__WHAT YOU HAVE TO DO__.
Copy, exactly and only, the lines from the one with "What Altair code" up to and including the one with "y_grid = [40, 60, 80]", leaving pictures out.

-------- PROVIDED MATERIAL

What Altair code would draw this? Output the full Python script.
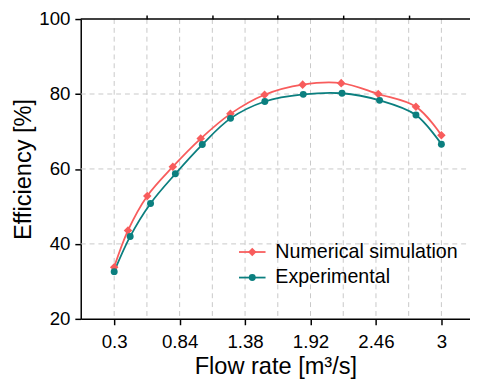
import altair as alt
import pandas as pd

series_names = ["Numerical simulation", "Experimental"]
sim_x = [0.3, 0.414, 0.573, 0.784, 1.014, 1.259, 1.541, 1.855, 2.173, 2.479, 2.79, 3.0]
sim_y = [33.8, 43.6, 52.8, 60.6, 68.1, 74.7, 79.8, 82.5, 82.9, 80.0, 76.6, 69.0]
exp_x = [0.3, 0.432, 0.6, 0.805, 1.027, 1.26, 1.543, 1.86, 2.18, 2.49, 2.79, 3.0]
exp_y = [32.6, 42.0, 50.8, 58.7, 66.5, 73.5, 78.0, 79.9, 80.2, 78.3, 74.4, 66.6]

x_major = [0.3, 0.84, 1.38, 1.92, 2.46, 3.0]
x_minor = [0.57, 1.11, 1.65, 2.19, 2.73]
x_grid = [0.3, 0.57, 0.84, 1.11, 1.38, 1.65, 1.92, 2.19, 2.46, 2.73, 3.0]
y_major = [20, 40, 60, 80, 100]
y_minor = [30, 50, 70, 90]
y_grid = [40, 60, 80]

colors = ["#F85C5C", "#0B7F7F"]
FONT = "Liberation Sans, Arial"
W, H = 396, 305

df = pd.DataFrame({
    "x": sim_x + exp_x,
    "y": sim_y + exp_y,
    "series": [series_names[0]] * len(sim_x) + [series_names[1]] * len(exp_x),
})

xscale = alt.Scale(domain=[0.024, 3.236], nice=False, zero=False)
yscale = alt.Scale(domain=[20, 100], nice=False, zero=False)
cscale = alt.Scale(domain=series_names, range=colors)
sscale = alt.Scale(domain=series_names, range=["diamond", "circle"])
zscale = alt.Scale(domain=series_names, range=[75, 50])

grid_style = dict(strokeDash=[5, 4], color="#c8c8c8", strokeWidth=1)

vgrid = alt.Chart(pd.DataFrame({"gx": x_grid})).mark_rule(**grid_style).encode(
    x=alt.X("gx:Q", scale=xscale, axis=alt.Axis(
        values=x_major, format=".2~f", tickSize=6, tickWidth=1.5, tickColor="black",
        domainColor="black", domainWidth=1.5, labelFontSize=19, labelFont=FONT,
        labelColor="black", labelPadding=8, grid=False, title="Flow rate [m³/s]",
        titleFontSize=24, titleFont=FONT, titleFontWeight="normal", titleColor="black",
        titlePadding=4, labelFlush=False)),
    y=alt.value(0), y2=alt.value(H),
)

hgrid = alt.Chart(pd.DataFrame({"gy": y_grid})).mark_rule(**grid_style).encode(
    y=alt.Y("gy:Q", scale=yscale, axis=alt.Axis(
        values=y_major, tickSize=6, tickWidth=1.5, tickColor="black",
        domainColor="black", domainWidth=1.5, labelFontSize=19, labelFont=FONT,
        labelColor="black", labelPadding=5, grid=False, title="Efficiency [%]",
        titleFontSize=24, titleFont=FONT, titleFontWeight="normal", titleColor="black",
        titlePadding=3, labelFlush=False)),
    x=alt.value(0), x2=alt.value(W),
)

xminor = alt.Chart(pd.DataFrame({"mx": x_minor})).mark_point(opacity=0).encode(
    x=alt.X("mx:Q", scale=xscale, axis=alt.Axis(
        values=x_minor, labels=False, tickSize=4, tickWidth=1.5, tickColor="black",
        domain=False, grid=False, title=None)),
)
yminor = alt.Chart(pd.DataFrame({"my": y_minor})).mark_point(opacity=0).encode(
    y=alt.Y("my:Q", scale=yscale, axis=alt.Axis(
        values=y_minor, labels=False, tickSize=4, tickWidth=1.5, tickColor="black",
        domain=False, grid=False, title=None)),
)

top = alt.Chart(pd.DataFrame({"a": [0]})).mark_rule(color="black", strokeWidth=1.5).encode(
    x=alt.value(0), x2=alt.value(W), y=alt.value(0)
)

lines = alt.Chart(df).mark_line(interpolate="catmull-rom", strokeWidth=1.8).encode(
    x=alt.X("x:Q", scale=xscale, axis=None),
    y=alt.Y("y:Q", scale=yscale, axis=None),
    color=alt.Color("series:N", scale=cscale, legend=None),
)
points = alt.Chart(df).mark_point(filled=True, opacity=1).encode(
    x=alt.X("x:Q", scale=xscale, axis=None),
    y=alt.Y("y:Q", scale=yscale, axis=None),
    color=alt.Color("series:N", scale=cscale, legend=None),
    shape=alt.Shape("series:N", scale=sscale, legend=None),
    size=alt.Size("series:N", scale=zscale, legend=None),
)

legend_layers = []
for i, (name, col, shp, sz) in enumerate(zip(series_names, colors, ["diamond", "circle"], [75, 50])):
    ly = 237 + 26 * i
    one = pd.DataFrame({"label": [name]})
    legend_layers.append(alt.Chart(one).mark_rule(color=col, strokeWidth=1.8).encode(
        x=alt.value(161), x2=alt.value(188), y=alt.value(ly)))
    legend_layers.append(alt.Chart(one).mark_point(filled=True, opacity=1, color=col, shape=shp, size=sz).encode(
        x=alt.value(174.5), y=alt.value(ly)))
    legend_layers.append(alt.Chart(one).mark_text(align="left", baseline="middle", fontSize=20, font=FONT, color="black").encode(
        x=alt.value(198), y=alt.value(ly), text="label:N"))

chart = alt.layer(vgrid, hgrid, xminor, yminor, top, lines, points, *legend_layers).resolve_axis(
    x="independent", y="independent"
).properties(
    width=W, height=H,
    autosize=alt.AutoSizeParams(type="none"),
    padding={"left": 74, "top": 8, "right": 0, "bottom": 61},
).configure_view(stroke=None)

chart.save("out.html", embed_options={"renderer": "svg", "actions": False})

----------------
-------- PROVIDED MATERIAL

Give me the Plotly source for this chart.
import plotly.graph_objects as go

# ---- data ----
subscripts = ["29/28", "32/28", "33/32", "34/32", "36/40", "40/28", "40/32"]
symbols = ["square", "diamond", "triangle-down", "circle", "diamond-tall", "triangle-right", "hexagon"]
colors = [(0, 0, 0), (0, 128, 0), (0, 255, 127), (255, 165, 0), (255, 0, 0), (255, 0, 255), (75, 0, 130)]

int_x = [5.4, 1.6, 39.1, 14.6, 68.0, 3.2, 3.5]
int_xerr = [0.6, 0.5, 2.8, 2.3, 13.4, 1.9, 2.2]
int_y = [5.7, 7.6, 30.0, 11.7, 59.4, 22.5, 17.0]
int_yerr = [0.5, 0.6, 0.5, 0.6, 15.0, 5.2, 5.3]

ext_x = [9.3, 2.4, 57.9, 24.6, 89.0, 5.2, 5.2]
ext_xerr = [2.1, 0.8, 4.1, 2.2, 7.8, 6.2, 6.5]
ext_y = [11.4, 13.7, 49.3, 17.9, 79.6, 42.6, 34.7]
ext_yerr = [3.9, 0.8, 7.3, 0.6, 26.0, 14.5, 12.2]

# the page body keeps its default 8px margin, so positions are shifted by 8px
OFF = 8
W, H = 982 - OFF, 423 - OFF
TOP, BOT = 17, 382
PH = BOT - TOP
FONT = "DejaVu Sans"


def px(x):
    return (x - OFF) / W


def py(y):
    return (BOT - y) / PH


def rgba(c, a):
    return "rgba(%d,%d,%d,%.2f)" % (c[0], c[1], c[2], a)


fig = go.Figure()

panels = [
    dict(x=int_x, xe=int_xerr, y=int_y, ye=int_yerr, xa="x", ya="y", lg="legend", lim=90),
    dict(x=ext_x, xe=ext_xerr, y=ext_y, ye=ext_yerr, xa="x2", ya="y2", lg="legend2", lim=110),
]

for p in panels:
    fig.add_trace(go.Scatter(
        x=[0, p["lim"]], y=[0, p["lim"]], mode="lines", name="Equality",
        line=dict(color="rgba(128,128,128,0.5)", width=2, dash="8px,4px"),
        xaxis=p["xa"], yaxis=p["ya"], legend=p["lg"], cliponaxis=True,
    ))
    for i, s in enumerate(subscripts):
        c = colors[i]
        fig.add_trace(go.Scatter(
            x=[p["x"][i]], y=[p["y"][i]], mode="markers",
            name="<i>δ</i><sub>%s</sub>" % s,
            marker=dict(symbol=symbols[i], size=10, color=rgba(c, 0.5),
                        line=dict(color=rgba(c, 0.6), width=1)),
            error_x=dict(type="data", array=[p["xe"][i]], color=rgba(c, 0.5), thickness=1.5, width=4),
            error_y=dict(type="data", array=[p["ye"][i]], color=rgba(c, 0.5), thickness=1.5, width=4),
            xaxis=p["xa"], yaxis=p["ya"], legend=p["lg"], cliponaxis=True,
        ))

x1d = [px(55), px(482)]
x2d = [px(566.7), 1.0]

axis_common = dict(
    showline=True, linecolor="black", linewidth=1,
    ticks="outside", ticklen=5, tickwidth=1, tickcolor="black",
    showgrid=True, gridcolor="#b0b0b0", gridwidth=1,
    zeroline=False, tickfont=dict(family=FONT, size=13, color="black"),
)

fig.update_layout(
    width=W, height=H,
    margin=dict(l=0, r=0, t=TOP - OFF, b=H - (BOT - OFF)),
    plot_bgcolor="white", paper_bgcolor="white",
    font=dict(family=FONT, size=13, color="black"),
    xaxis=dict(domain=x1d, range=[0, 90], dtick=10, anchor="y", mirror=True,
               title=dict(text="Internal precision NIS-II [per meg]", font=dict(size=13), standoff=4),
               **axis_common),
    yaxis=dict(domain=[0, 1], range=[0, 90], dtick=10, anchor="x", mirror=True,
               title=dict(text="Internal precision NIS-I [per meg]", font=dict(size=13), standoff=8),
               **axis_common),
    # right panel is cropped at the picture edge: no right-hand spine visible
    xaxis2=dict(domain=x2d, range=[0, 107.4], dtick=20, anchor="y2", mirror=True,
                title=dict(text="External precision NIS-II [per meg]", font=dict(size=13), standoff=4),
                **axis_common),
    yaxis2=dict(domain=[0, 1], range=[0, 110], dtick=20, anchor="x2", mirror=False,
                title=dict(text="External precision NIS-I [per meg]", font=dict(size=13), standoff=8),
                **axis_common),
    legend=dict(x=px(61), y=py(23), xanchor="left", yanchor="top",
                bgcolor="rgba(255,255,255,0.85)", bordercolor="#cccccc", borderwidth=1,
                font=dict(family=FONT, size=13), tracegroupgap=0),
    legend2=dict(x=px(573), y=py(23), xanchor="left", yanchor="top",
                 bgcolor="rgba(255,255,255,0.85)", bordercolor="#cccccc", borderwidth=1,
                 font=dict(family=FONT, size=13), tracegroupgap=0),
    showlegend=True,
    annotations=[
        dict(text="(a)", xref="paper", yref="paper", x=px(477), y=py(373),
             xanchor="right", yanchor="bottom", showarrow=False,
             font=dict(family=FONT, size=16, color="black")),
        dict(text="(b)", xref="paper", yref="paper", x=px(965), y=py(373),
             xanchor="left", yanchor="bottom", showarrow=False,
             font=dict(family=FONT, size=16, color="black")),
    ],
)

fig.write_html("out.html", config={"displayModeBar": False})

----------------
-------- PROVIDED MATERIAL

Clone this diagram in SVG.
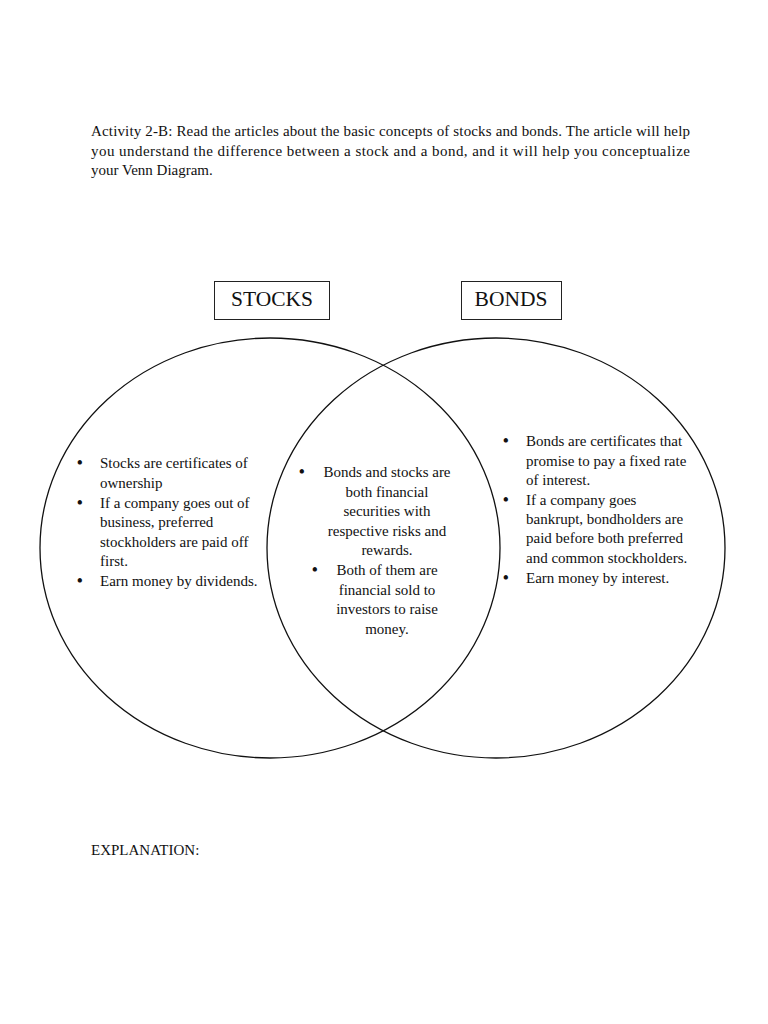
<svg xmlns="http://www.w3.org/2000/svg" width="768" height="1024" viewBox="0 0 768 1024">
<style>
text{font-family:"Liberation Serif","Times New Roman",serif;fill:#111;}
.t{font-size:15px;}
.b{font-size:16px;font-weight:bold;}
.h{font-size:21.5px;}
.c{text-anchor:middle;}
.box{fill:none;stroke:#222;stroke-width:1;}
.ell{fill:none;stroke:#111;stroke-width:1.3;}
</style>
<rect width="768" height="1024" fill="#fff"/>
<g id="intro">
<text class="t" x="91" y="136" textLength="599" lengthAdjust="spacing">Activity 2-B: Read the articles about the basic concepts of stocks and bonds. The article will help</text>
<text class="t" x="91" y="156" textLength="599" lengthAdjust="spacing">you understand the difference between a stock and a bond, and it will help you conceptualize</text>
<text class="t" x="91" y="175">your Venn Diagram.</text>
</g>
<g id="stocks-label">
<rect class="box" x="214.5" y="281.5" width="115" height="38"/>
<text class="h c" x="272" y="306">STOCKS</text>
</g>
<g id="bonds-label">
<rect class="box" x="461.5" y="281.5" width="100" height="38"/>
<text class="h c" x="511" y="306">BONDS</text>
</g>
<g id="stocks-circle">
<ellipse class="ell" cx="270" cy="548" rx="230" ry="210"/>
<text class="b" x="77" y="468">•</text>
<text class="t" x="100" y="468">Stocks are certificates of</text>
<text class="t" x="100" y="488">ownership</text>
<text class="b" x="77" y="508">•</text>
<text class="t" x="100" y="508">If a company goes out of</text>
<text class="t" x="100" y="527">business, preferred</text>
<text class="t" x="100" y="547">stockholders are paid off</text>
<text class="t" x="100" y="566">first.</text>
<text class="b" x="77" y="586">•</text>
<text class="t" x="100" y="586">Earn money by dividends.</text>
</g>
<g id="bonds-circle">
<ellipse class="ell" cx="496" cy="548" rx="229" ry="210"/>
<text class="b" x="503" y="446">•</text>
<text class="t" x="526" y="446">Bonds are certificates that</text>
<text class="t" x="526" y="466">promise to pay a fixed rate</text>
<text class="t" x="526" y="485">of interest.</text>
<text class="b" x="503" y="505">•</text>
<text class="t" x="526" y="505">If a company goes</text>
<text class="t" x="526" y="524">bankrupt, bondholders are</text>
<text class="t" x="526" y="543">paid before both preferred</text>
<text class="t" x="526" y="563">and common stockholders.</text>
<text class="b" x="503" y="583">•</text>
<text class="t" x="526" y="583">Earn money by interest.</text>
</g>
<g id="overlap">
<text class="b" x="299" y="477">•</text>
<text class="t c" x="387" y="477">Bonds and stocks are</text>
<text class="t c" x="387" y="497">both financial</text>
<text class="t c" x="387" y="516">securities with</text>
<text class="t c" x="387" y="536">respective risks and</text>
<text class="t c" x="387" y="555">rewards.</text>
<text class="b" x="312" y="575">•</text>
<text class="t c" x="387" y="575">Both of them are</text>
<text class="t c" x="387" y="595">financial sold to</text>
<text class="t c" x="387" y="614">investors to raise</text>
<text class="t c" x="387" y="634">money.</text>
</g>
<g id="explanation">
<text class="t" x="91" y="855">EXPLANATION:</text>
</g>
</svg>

----------------

__COMPLETED TASK__.
What Altair code would draw this? Output the full Python script.
import altair as alt
import pandas as pd

series_names = ["Numerical simulation", "Experimental"]
sim_x = [0.3, 0.414, 0.573, 0.784, 1.014, 1.259, 1.541, 1.855, 2.173, 2.479, 2.79, 3.0]
sim_y = [33.8, 43.6, 52.8, 60.6, 68.1, 74.7, 79.8, 82.5, 82.9, 80.0, 76.6, 69.0]
exp_x = [0.3, 0.432, 0.6, 0.805, 1.027, 1.26, 1.543, 1.86, 2.18, 2.49, 2.79, 3.0]
exp_y = [32.6, 42.0, 50.8, 58.7, 66.5, 73.5, 78.0, 79.9, 80.2, 78.3, 74.4, 66.6]

x_major = [0.3, 0.84, 1.38, 1.92, 2.46, 3.0]
x_minor = [0.57, 1.11, 1.65, 2.19, 2.73]
x_grid = [0.3, 0.57, 0.84, 1.11, 1.38, 1.65, 1.92, 2.19, 2.46, 2.73, 3.0]
y_major = [20, 40, 60, 80, 100]
y_minor = [30, 50, 70, 90]
y_grid = [40, 60, 80]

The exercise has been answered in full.